Briggs claimed that he and four other fellow inmates risked what seemed to be certain death to prove that Briggs had invented and developed a water de-salting process that would enable mankind to purify sea water at a reasonable cost. And then, in what was the most amazing turn of events, Briggs turned himself in to the FBI four days later in Kansas City, Missouri.
Briggs, a slender 6’1” tall man originally from Baltimore, 34 years of age at that time, told his story to the press. “To escape from a maximum security unescapable prison and then surrender” would be a dramatic act to prove his sincerity, and gain public attention for his invention, he said. Four other inmates agreed to help him with his escape attempt, but were recaptured minutes after the event started. Their efforts were probably intended to be a diversion to help Briggs scale the fences.

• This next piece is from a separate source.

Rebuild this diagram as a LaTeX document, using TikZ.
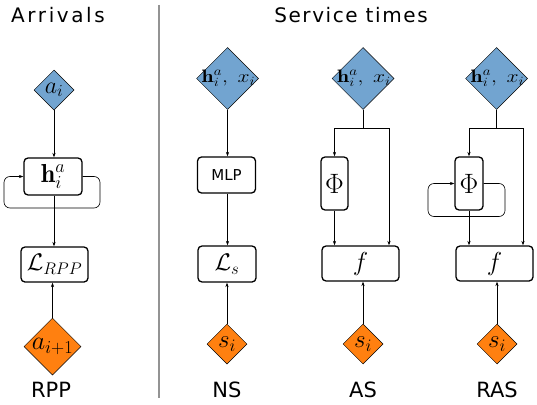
\RequirePackage{fix-cm}
\documentclass[tikz,border=0pt]{standalone}
\usepackage{fontspec}
\usetikzlibrary{shapes.geometric,arrows.meta}
\newfontfamily\labfont{DejaVu Sans}
\newfontfamily\titlefont[LetterSpace=8]{DejaVu Sans}
\newfontfamily\titlefontw[LetterSpace=13]{DejaVu Sans}
\definecolor{dblue}{RGB}{114,164,208}
\definecolor{dorange}{RGB}{255,128,16}
\begin{document}
\begin{tikzpicture}[x=1pt,y=-1pt,
  box/.style={draw, rounded corners=4pt, line width=1.3pt, inner sep=0pt},
  dia/.style={diamond, draw, line width=0.5pt, inner sep=0pt, aspect=1},
  conn/.style={line width=0.6pt},
  arr/.style={conn, -{Stealth[length=4.5pt,width=3.2pt]}},
  loop/.style={arr, rounded corners=6pt},
  lab/.style={font=\labfont\fontsize{21}{21}\selectfont},
  ttl/.style={font=\titlefont\fontsize{20}{20}\selectfont},
  m/.style={inner sep=0pt}]
\useasboundingbox (0,0) rectangle (537,404);

% titles and separator
\node[ttl, font=\titlefontw\fontsize{20}{20}\selectfont] (tArr) at (58,15) {Arrivals};
\node[ttl] (tSer) at (351,15) {Service times};
\coordinate (sepT) at (159,5);
\coordinate (sepB) at (159,398);
\draw[gray!85, line width=1.2pt] (sepT) -- (sepB);

% ---------- RPP ----------
\node[dia, fill=dblue, minimum size=40pt] (ai) at (54,90) {};
\node[m] (aiT) at (ai.center) {\fontsize{24}{24}\selectfont $a_i$};
\node[box, minimum width=58pt, minimum height=37pt] (h) at (53,176.5) {\fontsize{26}{26}\selectfont $\mathbf{h}^a_i$};
\node[box, minimum width=67pt, minimum height=35pt] (L) at (54.5,264.5) {\fontsize{24}{24}\selectfont $\mathcal{L}_{RPP}$};
\node[dia, fill=dorange, minimum size=57pt] (a1) at (52.5,346.5) {};
\node[m] (a1T) at (a1.center) {\fontsize{26}{26}\selectfont $a_{i+1}$};
\node[lab] (lRPP) at (51,390) {RPP};
\draw[arr] (ai.south) -- (ai.south |- h.north);
\draw[arr] (h.south -| ai.south) -- (ai.south |- L.north);
\draw[arr] (a1.north) -- (a1.north |- L.south);
\draw[loop] (h.east) -- (100,176.5) -- (100,208) -- (4,208) -- (4,176.5) -- (h.west);

% ---------- NS ----------
\node[dia, fill=dblue, minimum size=62pt] (dNS) at (227.5,78.5) {};
\node[m] (dNST) at ([xshift=1pt]dNS.center) {\fontsize{18}{18}\selectfont\scalebox{1.2}[1]{$\mathbf{h}^a_i,\;x_i$}};
\node[box, minimum width=58pt, minimum height=36pt, font=\labfont\fontsize{15}{15}\selectfont] (mlp) at (226.5,175) {MLP};
\node[box, minimum width=58pt, minimum height=36pt] (Ls) at (227,264) {\fontsize{24}{24}\selectfont $\mathcal{L}_s$};
\node[dia, fill=dorange, minimum size=40pt] (sNS) at (227,344) {};
\node[m] (sNST) at (sNS.center) {\fontsize{25}{25}\selectfont $s_i$};
\node[lab] (lNS) at (227,390) {NS};
\draw[arr] (dNS.south) -- (dNS.south |- mlp.north);
\draw[arr] (dNS.south |- mlp.south) -- (dNS.south |- Ls.north);
\draw[arr] (sNS.north) -- (sNS.north |- Ls.south);

% ---------- AS ----------
\node[dia, fill=dblue, minimum size=62pt] (dAS) at (363,78.5) {};
\node[m] (dAST) at ([xshift=1pt]dAS.center) {\fontsize{18}{18}\selectfont\scalebox{1.2}[1]{$\mathbf{h}^a_i,\;x_i$}};
\node[box, minimum width=27pt, minimum height=53pt] (phiA) at (334.5,183.5) {\fontsize{28}{28}\selectfont $\Phi$};
\node[box, minimum width=77pt, minimum height=35pt] (fA) at (360.5,263.5) {\fontsize{26}{26}\selectfont $f$};
\node[dia, fill=dorange, minimum size=40pt] (sAS) at (363,344) {};
\node[m] (sAST) at (sAS.center) {\fontsize{25}{25}\selectfont $s_i$};
\node[lab] (lAS) at (363,390) {AS};
\coordinate (bA) at (363,128);
\coordinate (bAl) at (334.5,128);
\coordinate (bAr) at (389,128);
\draw[conn] (dAS.south) -- (bA);
\draw[arr] (bA) -- (bAl) -- (phiA.north);
\draw[arr] (bA) -- (bAr) -- (bAr |- fA.north);
\draw[arr] (phiA.south) -- (phiA.south |- fA.north);
\draw[arr] (sAS.north) -- (sAS.north |- fA.south);

% ---------- RAS ----------
\node[dia, fill=dblue, minimum size=62pt] (dRAS) at (496.5,78.5) {};
\node[m] (dRAST) at ([xshift=1pt]dRAS.center) {\fontsize{18}{18}\selectfont\scalebox{1.2}[1]{$\mathbf{h}^a_i,\;x_i$}};
\node[box, minimum width=28pt, minimum height=53pt] (phiR) at (469,183.5) {\fontsize{28}{28}\selectfont $\Phi$};
\node[box, minimum width=77pt, minimum height=35pt] (fR) at (494.5,263.5) {\fontsize{26}{26}\selectfont $f$};
\node[dia, fill=dorange, minimum size=40pt] (sRAS) at (497,344) {};
\node[m] (sRAST) at (sRAS.center) {\fontsize{25}{25}\selectfont $s_i$};
\node[lab] (lRAS) at (497,390) {RAS};
\coordinate (bR) at (496.5,128);
\coordinate (bRl) at (469,128);
\coordinate (bRr) at (523,128);
\draw[conn] (dRAS.south) -- (bR);
\draw[arr] (bR) -- (bRl) -- (phiR.north);
\draw[arr] (bR) -- (bRr) -- (bRr |- fR.north);
\draw[arr] (phiR.south) -- (phiR.south |- fR.north);
\draw[arr] (sRAS.north) -- (sRAS.north |- fR.south);
\draw[loop] (phiR.east) -- (505,183.5) -- (505,216.5) -- (428,216.5) -- (428,183.5) -- (phiR.west);
\end{tikzpicture}
\end{document}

The escapee stayed in the woods until after dark, then walked all night, using Interstate 57 to keep himself oriented. The next day, he slept in a grove of trees near a meadow. He resumed walking after dark on the second night and made his way to the truck weight station on I-57. A truck driver struck up a conversation with him. Briggs pulled a knife and made the trucker take him out of the area. The driver, from Peoria, talked Briggs out of accompanying him to his home. He suggested that he could take the escapee to St. Louis where he would be less conspicuous. Briggs agreed and the two drove the truck along I-64 over to Missouri. (Briggs was later tried for kidnapping the truck driver, but was acquitted by a Federal jury of that charge. Briggs was represented by Marion attorney Bernard A. Paul. )
He hitch-hiked across Missouri and stopped at the Kansas City campus of the University of Missouri, where he mingled unnoticed among the college students of that era. He made telephone contact with a relative of another inmate. Together they were able to arrange for the prison psychologist, Dr. William Lyle, and the Marion-based reporter of the United Press International news service, Sam Hancock, to come to Kansas City to help him turn himself in to the FBI. Lyle and Hancock drove to Kansas City, met with Briggs, and accompanied him to the FBI office there.
On January 31, 1972, a jury trial was commenced in Federal Court in Benton, before Judge William G. Juergens. After a week-long trial, Briggs was convicted of escape.